>> Begin

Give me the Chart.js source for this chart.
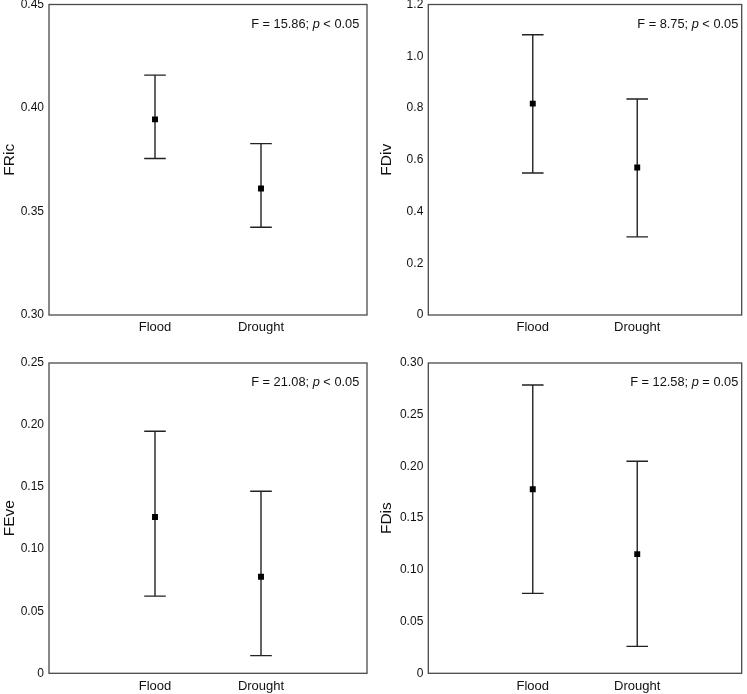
<!DOCTYPE html>
<html><head><meta charset="utf-8">
<script src="https://cdn.jsdelivr.net/npm/chart.js@4"></script>
<style>
html,body{margin:0;padding:0;background:#fff;width:747px;height:694px;overflow:hidden}
.p{position:absolute}
</style></head><body>
<div class="p" style="left:0;top:0;width:373px;height:345px"><canvas id="c1"></canvas></div>
<div class="p" style="left:377px;top:0;width:370px;height:345px"><canvas id="c2"></canvas></div>
<div class="p" style="left:0;top:345px;width:373px;height:349px"><canvas id="c3"></canvas></div>
<div class="p" style="left:377px;top:345px;width:370px;height:349px"><canvas id="c4"></canvas></div>
<script>
const categories = ['Flood', 'Drought'];

const fricMean  = [0.3945, 0.3611];
const fricUpper = [0.4159, 0.3828];
const fricLower = [0.3756, 0.3424];
const fricTicks = ['0.30', '0.35', '0.40', '0.45'];
const fricNote  = [['F = 15.86; ', false], ['p', true], [' < 0.05', false]];

const fdivMean  = [0.817, 0.570];
const fdivUpper = [1.083, 0.835];
const fdivLower = [0.549, 0.302];
const fdivTicks = ['0', '0.2', '0.4', '0.6', '0.8', '1.0', '1.2'];
const fdivNote  = [['F = 8.75; ', false], ['p', true], [' < 0.05', false]];

const feveMean  = [0.126, 0.0778];
const feveUpper = [0.195, 0.1467];
const feveLower = [0.0622, 0.0142];
const feveTicks = ['0', '0.05', '0.10', '0.15', '0.20', '0.25'];
const feveNote  = [['F = 21.08; ', false], ['p', true], [' < 0.05', false]];

const fdisMean  = [0.178, 0.1152];
const fdisUpper = [0.2788, 0.205];
const fdisLower = [0.0773, 0.026];
const fdisTicks = ['0', '0.05', '0.10', '0.15', '0.20', '0.25', '0.30'];
const fdisNote  = [['F = 12.58; ', false], ['p', true], [' = 0.05', false]];

const FONT = '"Liberation Sans", Arial, sans-serif';

const errorBarPlugin = {
  id: 'errorBars',
  beforeDatasetsDraw(chart, args, opts) {
    const {ctx, scales: {x, y}} = chart;
    ctx.save();
    ctx.strokeStyle = '#222';
    ctx.lineWidth = 1.4;
    opts.upper.forEach((u, i) => {
      const px = x.getPixelForValue(i + 1);
      const pu = y.getPixelForValue(u);
      const pl = y.getPixelForValue(opts.lower[i]);
      const hw = 10.8;
      ctx.beginPath();
      ctx.moveTo(px, pu); ctx.lineTo(px, pl);
      ctx.moveTo(px - hw, pu); ctx.lineTo(px + hw, pu);
      ctx.moveTo(px - hw, pl); ctx.lineTo(px + hw, pl);
      ctx.stroke();
    });
    ctx.restore();
  },
  afterDraw(chart, args, opts) {
    const {ctx, chartArea: a} = chart;
    ctx.save();
    ctx.strokeStyle = '#4a4a4a';
    ctx.lineWidth = 1.3;
    ctx.strokeRect(a.left, a.top, a.right - a.left, a.bottom - a.top);
    const size = 12.8;
    const fonts = opts.note.map(([t, it]) => (it ? 'italic ' : '') + size + 'px ' + FONT);
    let total = 0;
    opts.note.forEach(([t], k) => { ctx.font = fonts[k]; total += ctx.measureText(t).width; });
    let xx = a.right - opts.noteInset - total;
    const yy = a.top + 19.5;
    ctx.fillStyle = '#111';
    ctx.textBaseline = 'middle';
    ctx.textAlign = 'left';
    opts.note.forEach(([t], k) => {
      ctx.font = fonts[k];
      ctx.fillText(t, xx, yy);
      xx += ctx.measureText(t).width;
    });
    ctx.restore();
  }
};

function makePanel(id, title, mean, upper, lower, ticks, note, g) {
  const tickVals = ticks.map(parseFloat);
  new Chart(document.getElementById(id), {
    type: 'scatter',
    data: {
      datasets: [{
        data: mean.map((m, i) => ({x: i + 1, y: m})),
        pointStyle: 'rect',
        pointRadius: 4.2,
        pointHoverRadius: 4.2,
        backgroundColor: '#000',
        borderWidth: 0
      }]
    },
    plugins: [errorBarPlugin],
    options: {
      responsive: true,
      maintainAspectRatio: false,
      animation: false,
      events: [],
      layout: {padding: {top: g.top, right: g.right, left: 0, bottom: 0}},
      plugins: {
        legend: {display: false},
        tooltip: {enabled: false},
        errorBars: {upper, lower, note, noteInset: g.inset}
      },
      scales: {
        x: {
          type: 'linear', min: 0, max: categories.length + 1,
          grid: {display: false, drawTicks: false},
          border: {display: false},
          afterBuildTicks: s => { s.ticks = categories.map((c, i) => ({value: i + 1})); },
          ticks: {
            padding: 5, color: '#111', maxRotation: 0, autoSkip: false,
            font: {family: FONT, size: 13},
            callback: v => categories[v - 1] || ''
          },
          afterFit: s => { s.height = g.xh; s.paddingLeft = 0; s.paddingRight = 0; }
        },
        y: {
          type: 'linear', min: tickVals[0], max: tickVals[tickVals.length - 1],
          grid: {display: false, drawTicks: false},
          border: {display: false},
          afterBuildTicks: s => { s.ticks = tickVals.map(v => ({value: v})); },
          ticks: {
            padding: 5, color: '#111',
            font: {family: FONT, size: 12},
            callback: (v, i) => ticks[i]
          },
          title: {display: true, text: title, color: '#111', padding: 0,
                  font: {family: FONT, size: 15.5}},
          afterFit: s => { s.width = g.yw; s.paddingTop = 0; s.paddingBottom = 0; }
        }
      }
    }
  });
}

makePanel('c1', 'FRic', fricMean, fricUpper, fricLower, fricTicks, fricNote,
  {top: 4.5, right: 6, yw: 49, xh: 30, inset: 7.7});
makePanel('c2', 'FDiv', fdivMean, fdivUpper, fdivLower, fdivTicks, fdivNote,
  {top: 4.5, right: 5.3, yw: 51.3, xh: 30, inset: 3.4});
makePanel('c3', 'FEve', feveMean, feveUpper, feveLower, feveTicks, feveNote,
  {top: 18, right: 6, yw: 49, xh: 20.7, inset: 7.7});
makePanel('c4', 'FDis', fdisMean, fdisUpper, fdisLower, fdisTicks, fdisNote,
  {top: 18, right: 5.3, yw: 51.3, xh: 20.7, inset: 3.4});
</script>
</body></html>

>> End

_Task prompt_
The lines from the top of the data above through the one holding "[['F = 21.08;" are to be repeated exactly, and only those, with no pictures.

_Full solution_
Give me the Chart.js source for this chart.
<!DOCTYPE html>
<html><head><meta charset="utf-8">
<script src="https://cdn.jsdelivr.net/npm/chart.js@4"></script>
<style>
html,body{margin:0;padding:0;background:#fff;width:747px;height:694px;overflow:hidden}
.p{position:absolute}
</style></head><body>
<div class="p" style="left:0;top:0;width:373px;height:345px"><canvas id="c1"></canvas></div>
<div class="p" style="left:377px;top:0;width:370px;height:345px"><canvas id="c2"></canvas></div>
<div class="p" style="left:0;top:345px;width:373px;height:349px"><canvas id="c3"></canvas></div>
<div class="p" style="left:377px;top:345px;width:370px;height:349px"><canvas id="c4"></canvas></div>
<script>
const categories = ['Flood', 'Drought'];

const fricMean  = [0.3945, 0.3611];
const fricUpper = [0.4159, 0.3828];
const fricLower = [0.3756, 0.3424];
const fricTicks = ['0.30', '0.35', '0.40', '0.45'];
const fricNote  = [['F = 15.86; ', false], ['p', true], [' < 0.05', false]];

const fdivMean  = [0.817, 0.570];
const fdivUpper = [1.083, 0.835];
const fdivLower = [0.549, 0.302];
const fdivTicks = ['0', '0.2', '0.4', '0.6', '0.8', '1.0', '1.2'];
const fdivNote  = [['F = 8.75; ', false], ['p', true], [' < 0.05', false]];

const feveMean  = [0.126, 0.0778];
const feveUpper = [0.195, 0.1467];
const feveLower = [0.0622, 0.0142];
const feveTicks = ['0', '0.05', '0.10', '0.15', '0.20', '0.25'];
const feveNote  = [['F = 21.08; ', false], ['p', true], [' < 0.05', false]];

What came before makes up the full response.